Un mondo d’argento per la nuova Simeoni

Il mondiale di atletica si chiude con la terza medaglia azzurra. Obbiettivo centrato

Specchiamoci tutti nell’esuberante sorriso di Antonietta Di Martino, italiana purosangue, ultima medaglia azzurra dell’atletica ai mondiali di Osaka. È stato argento, ma vale un oro. Conquistato nel salto in alto, dove la concorrenza è assoluta e le fuoriclasse non mancano. Ultimo squillo per un’Italia piccola, piccola nei numeri e nella gran parte dei suoi componenti, ma per una volta assolutamente in linea con l’obbiettivo proposto e previsto: cercava tre medaglie e tre sono state. I «numeri uno», Howe, Schwazer e appunto la Di Martino, non hanno tradito. Qualcuno ha dato il massimo suo (Howe e Di Martino), Schwazer ha buttato l’occasione per un oro. Ma qualcosa ha ugualmente portato a casa. E questo è un gran conforto e, per certi versi, una novità per lo sport italiano che, quando chiede risposte ai suoi protagonisti, rischia spesso la disillusione. Due argenti e un bronzo sono sostanza per un movimento che mette sconforto in molte altre componenti.
Antonietta Di Martino ricorda tanto Sara Simeoni, pur con il rischio di sminuire l’una e l’altra continuando in questo gioco delle parti. Sara non tradiva mai nei momenti decisivi e Antonietta ha imparato la sua lezione: miscela di grinta, determinazione, voglia di vincere. Sara saltava forte anche se stava male. Antonietta ha imparato a star male prima di saltare alto.

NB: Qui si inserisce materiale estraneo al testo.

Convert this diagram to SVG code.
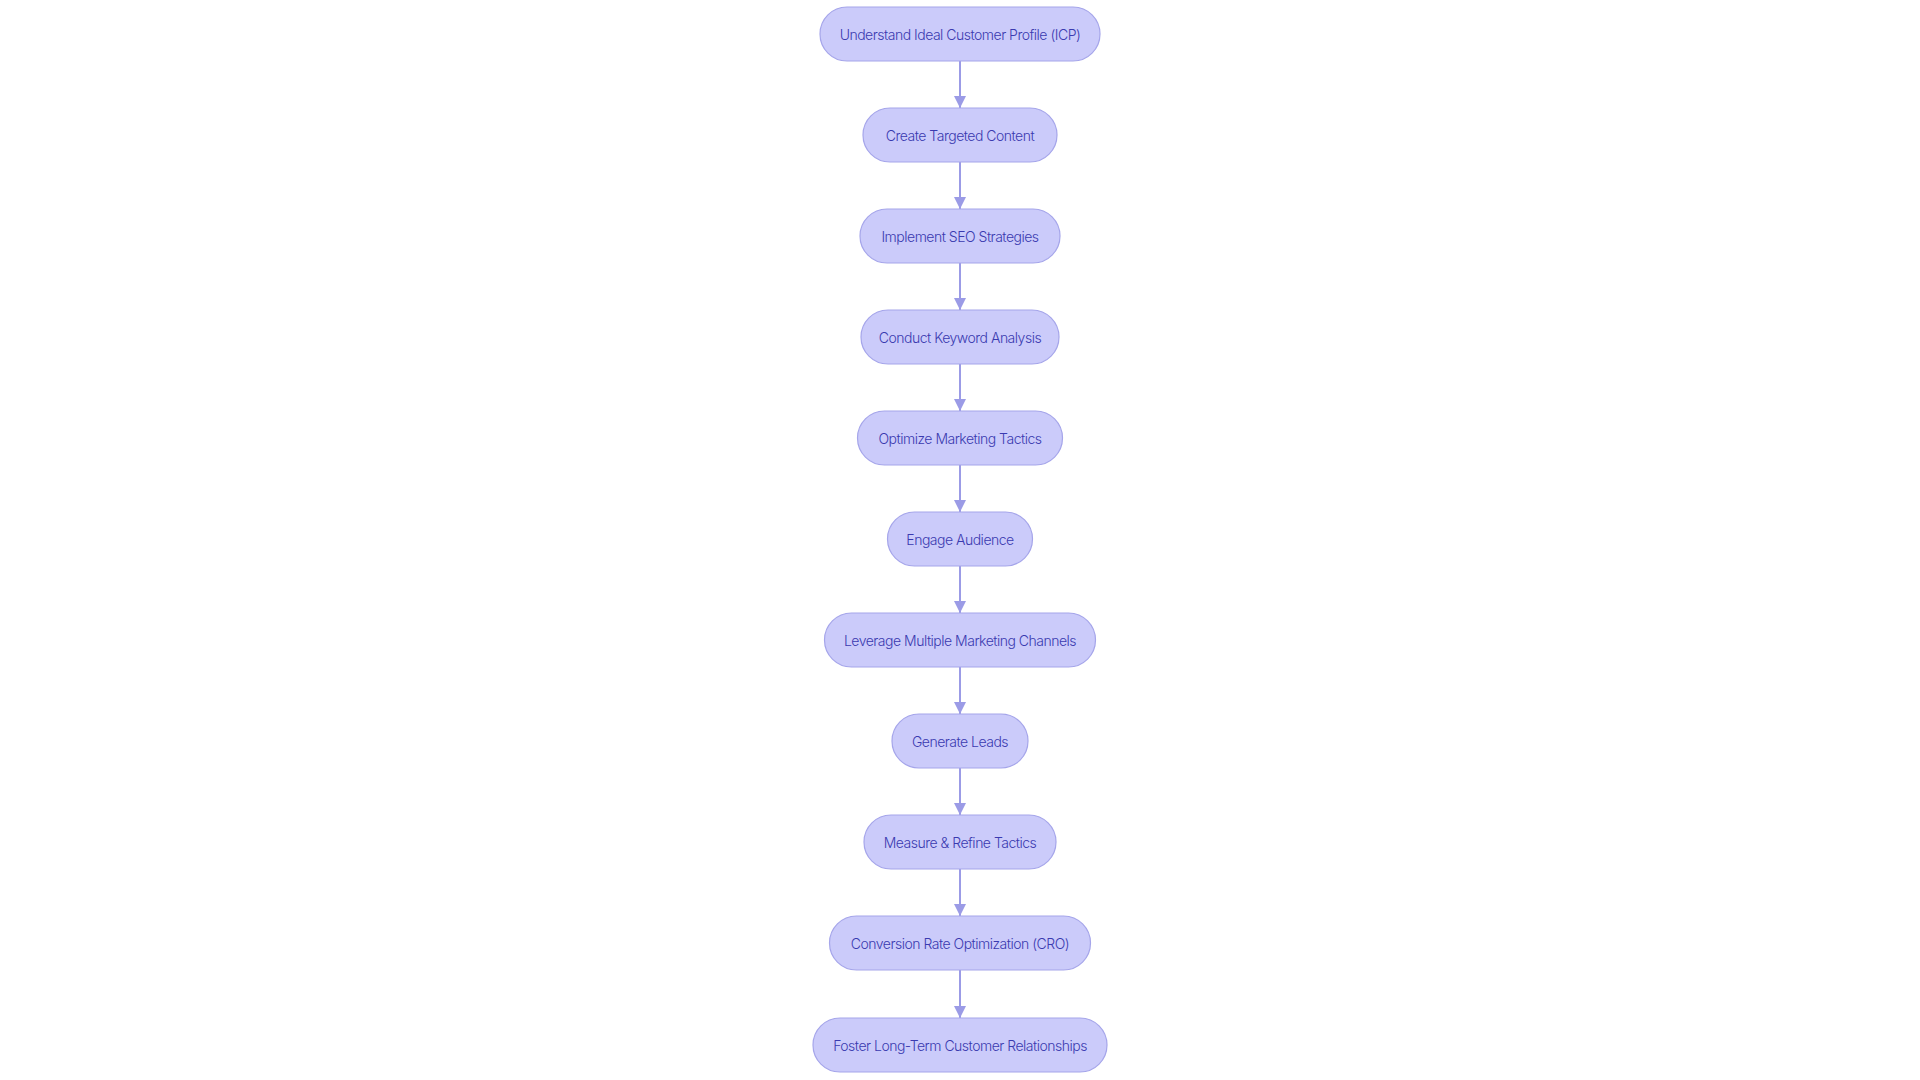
<svg xmlns="http://www.w3.org/2000/svg" width="1920" height="1080" viewBox="0 0 1920 1080">
<defs>
<style>
.node rect{fill:#cbcbfa;stroke:#a5a5ea;stroke-width:1.2}
.node text{font-family:Inter,"Noto Sans",sans-serif;font-size:14px;font-weight:350;letter-spacing:-0.5px;fill:#3a3ab0;text-anchor:middle;dominant-baseline:central}
.edge{stroke:#9b9be6;stroke-width:2;fill:none;marker-end:url(#arr)}
</style>
<marker id="arr" viewBox="0 0 10 10" refX="10" refY="5" markerWidth="6" markerHeight="6" markerUnits="strokeWidth" orient="auto">
<path d="M0,0 L10,5 L0,10 z" fill="#9b9be6"/>
</marker>
</defs>
<rect width="1920" height="1080" fill="#ffffff"/>
<g id="connectors">
<line class="edge" x1="960" y1="61" x2="960" y2="108"/>
<line class="edge" x1="960" y1="162" x2="960" y2="209"/>
<line class="edge" x1="960" y1="263" x2="960" y2="310"/>
<line class="edge" x1="960" y1="364" x2="960" y2="411"/>
<line class="edge" x1="960" y1="465" x2="960" y2="512"/>
<line class="edge" x1="960" y1="566" x2="960" y2="613"/>
<line class="edge" x1="960" y1="667" x2="960" y2="714"/>
<line class="edge" x1="960" y1="768" x2="960" y2="815"/>
<line class="edge" x1="960" y1="869" x2="960" y2="916"/>
<line class="edge" x1="960" y1="970" x2="960" y2="1018"/>
</g>
<g id="n1" class="node"><rect x="820" y="7" width="280" height="54" rx="27"/><text x="960" y="34">Understand Ideal Customer Profile (ICP)</text></g>
<g id="n2" class="node"><rect x="863" y="108" width="194" height="54" rx="27"/><text x="960" y="135">Create Targeted Content</text></g>
<g id="n3" class="node"><rect x="860" y="209" width="200" height="54" rx="27"/><text x="960" y="236">Implement SEO Strategies</text></g>
<g id="n4" class="node"><rect x="861" y="310" width="198" height="54" rx="27"/><text x="960" y="337">Conduct Keyword Analysis</text></g>
<g id="n5" class="node"><rect x="857.5" y="411" width="205" height="54" rx="27"/><text x="960" y="438">Optimize Marketing Tactics</text></g>
<g id="n6" class="node"><rect x="887.5" y="512" width="145" height="54" rx="27"/><text x="960" y="539">Engage Audience</text></g>
<g id="n7" class="node"><rect x="824.5" y="613" width="271" height="54" rx="27"/><text x="960" y="640">Leverage Multiple Marketing Channels</text></g>
<g id="n8" class="node"><rect x="892" y="714" width="136" height="54" rx="27"/><text x="960" y="741">Generate Leads</text></g>
<g id="n9" class="node"><rect x="864" y="815" width="192" height="54" rx="27"/><text x="960" y="842">Measure &amp; Refine Tactics</text></g>
<g id="n10" class="node"><rect x="829.5" y="916" width="261" height="54" rx="27"/><text x="960" y="943">Conversion Rate Optimization (CRO)</text></g>
<g id="n11" class="node"><rect x="813" y="1018" width="294" height="54" rx="27"/><text x="960" y="1045">Foster Long-Term Customer Relationships</text></g>
</svg>
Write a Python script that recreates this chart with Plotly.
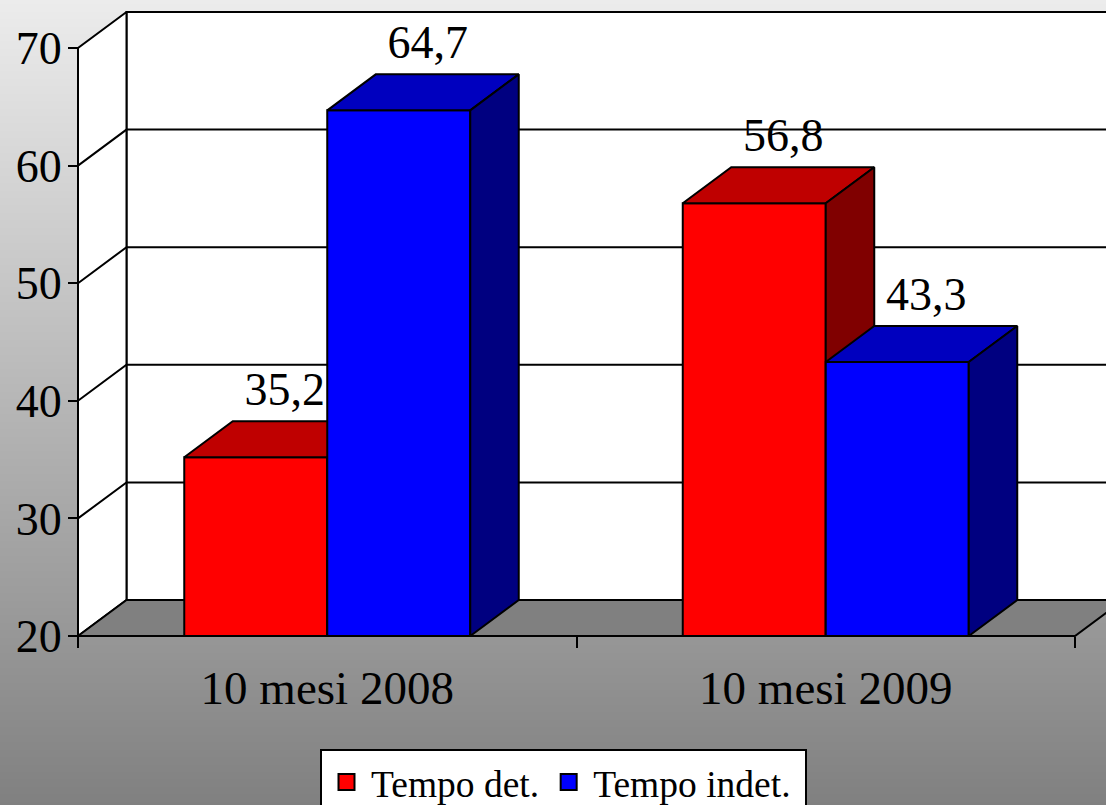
import plotly.graph_objects as go

# ---- data ----
categories = ["10 mesi 2008", "10 mesi 2009"]
series_names = ["Tempo det.", "Tempo indet.\u00a0"]
tempo_det = [35.2, 56.8]
tempo_indet = [64.7, 43.3]
y_ticks = [20, 30, 40, 50, 60, 70]
bg_stops = ["#808080", "#ececec"]

# ---- styling ----
FONT = "Liberation Serif"
W, H = 1106, 805
PX_X, PX_Y = 498.5, 11.76      # pixels per category, pixels per value unit
X0_PX, Y0_PX = 78, 636         # pixel of the origin of the chart
DX, DY = 48.5 / PX_X, 36 / PX_Y  # depth of the 3-D effect in axis units
BAR_W = 143 / PX_X
LABEL_LIFT = 0.4
Y_BASE = y_ticks[0]
Y_TOP = y_ticks[-1]
x_range = [-X0_PX / PX_X, (W - X0_PX) / PX_X]
y_range = [Y_BASE - (H - Y0_PX) / PX_Y, Y_BASE + Y0_PX / PX_Y]
n_cat = len(categories)

fig = go.Figure()

# page background gradient
fig.add_trace(go.Heatmap(z=[[0, 0], [1, 1]], x=[0, 1], y=[0, 1], zsmooth="best",
                         colorscale=[[0, bg_stops[0]], [1, bg_stops[1]]],
                         showscale=False, hoverinfo="skip", xaxis="x", yaxis="y"))


def poly(xs, ys, fill, axes=("x2", "y2"), width=2, name=None):
    fig.add_trace(go.Scatter(x=xs, y=ys, mode="lines", fill="toself", fillcolor=fill,
                             line=dict(color="black", width=width), showlegend=False,
                             hoverinfo="skip", xaxis=axes[0], yaxis=axes[1]))


# walls and floor
poly([DX, n_cat + DX, n_cat + DX, DX, DX],
     [Y_BASE + DY, Y_BASE + DY, Y_TOP + DY, Y_TOP + DY, Y_BASE + DY], "white")
poly([0, DX, DX, 0, 0],
     [Y_BASE, Y_BASE + DY, Y_TOP + DY, Y_TOP, Y_BASE], "white")
poly([0, n_cat, n_cat + DX, DX, 0],
     [Y_BASE, Y_BASE, Y_BASE + DY, Y_BASE + DY, Y_BASE], "#808080")

# grid lines on both walls
gx, gy = [], []
for v in y_ticks[1:-1]:
    gx += [0, DX, n_cat + DX, None]
    gy += [v, v + DY, v + DY, None]
fig.add_trace(go.Scatter(x=gx, y=gy, mode="lines", line=dict(color="black", width=2),
                         showlegend=False, hoverinfo="skip", xaxis="x2", yaxis="y2"))


def series(values, offset, front, top, side, axes):
    lefts = [i + 0.5 + offset for i in range(len(values))]
    fig.add_trace(go.Bar(x=[i + 0.5 for i in range(len(values))],
                         y=[v - Y_BASE for v in values], base=Y_BASE, width=BAR_W, offset=offset,
                         marker=dict(color=front, line=dict(color="black", width=2)),
                         showlegend=False, hoverinfo="skip", xaxis=axes[0], yaxis=axes[1]))
    for l, v in zip(lefts, values):
        r = l + BAR_W
        poly([l, r, r + DX, l + DX, l], [v, v, v + DY, v + DY, v], top, axes)
        poly([r, r + DX, r + DX, r, r], [Y_BASE, Y_BASE + DY, v + DY, v, Y_BASE], side, axes)
    fig.add_trace(go.Scatter(x=[l + BAR_W / 2 + DX * 0.6 for l in lefts],
                             y=[v + DY + LABEL_LIFT for v in values],
                             text=[f"{v:.1f}".replace(".", ",") for v in values],
                             mode="text", textposition="top center",
                             textfont=dict(family=FONT, size=46, color="black"),
                             showlegend=False, hoverinfo="skip", cliponaxis=False,
                             xaxis=axes[0], yaxis=axes[1]))


series(tempo_det, -BAR_W, "#ff0000", "#bf0000", "#800000", ("x3", "y3"))
series(tempo_indet, 0, "#0000ff", "#0000bf", "#000080", ("x4", "y4"))

# legend entries
for name, colour in zip(series_names, ["#ff0000", "#0000ff"]):
    fig.add_trace(go.Scatter(x=[None], y=[None], mode="markers", name=name,
                             marker=dict(symbol="square", size=20, color=colour,
                                         line=dict(color="black", width=2)),
                             xaxis="x2", yaxis="y2"))

hidden = dict(visible=False, fixedrange=True)
fig.update_layout(
    width=W, height=H, margin=dict(l=0, r=0, t=0, b=0, autoexpand=False),
    paper_bgcolor="rgba(0,0,0,0)", plot_bgcolor="rgba(0,0,0,0)",
    barmode="overlay", font=dict(family=FONT, color="black"),
    xaxis=dict(domain=[0, 1], range=[0, 1], **hidden),
    yaxis=dict(domain=[0, 1], range=[0, 1], **hidden),
    xaxis2=dict(domain=[0, 1], range=x_range, anchor="free", position=(H - Y0_PX) / H,
                showgrid=False, zeroline=False, showline=False,
                tickmode="array", tickvals=[i + 0.5 for i in range(n_cat)], ticktext=categories,
                ticks="outside", ticklen=0, tickfont=dict(family=FONT, size=47, color="black"),
                ticklabelstandoff=11,
                minor=dict(tickmode="array", tickvals=list(range(n_cat + 1)), ticks="outside",
                           ticklen=11, tickwidth=2, tickcolor="black")),
    yaxis2=dict(domain=[0, 1], range=y_range, anchor="free", position=X0_PX / W,
                showgrid=False, zeroline=False, showline=False,
                tickmode="array", tickvals=y_ticks, ticks="outside", ticklen=10, tickwidth=2,
                tickcolor="black", tickfont=dict(family=FONT, size=46, color="black"),
                ticklabelstandoff=-3),
    xaxis3=dict(range=x_range, overlaying="x2", anchor="y3", **hidden),
    yaxis3=dict(range=y_range, overlaying="y2", anchor="x3", **hidden),
    xaxis4=dict(range=x_range, overlaying="x2", anchor="y4", **hidden),
    yaxis4=dict(range=y_range, overlaying="y2", anchor="x4", **hidden),
    legend=dict(orientation="h", x=320 / W, xanchor="left", y=1 - 749 / H, yanchor="top",
                bgcolor="white", bordercolor="black", borderwidth=2,
                font=dict(family=FONT, size=37.5, color="black"), itemwidth=39,
                itemclick=False, itemdoubleclick=False),
)
fig.write_html("out.html", config={"displayModeBar": False},
               post_script="document.body.style.margin='0';document.body.style.overflow='hidden';")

Sara era veneta, Antonietta campana: c’è di mezzo un’Italia di distanza, ma il bello di una ragazza che parla un buon italiano e non ha sangue distillato fra varie nazioni. I mondiali chiudono senza record del mondo, con un’atletica meno spettacolare, ma forse più vera e umana. E fra gli umani ci stanno bene tre ragazzi nostri.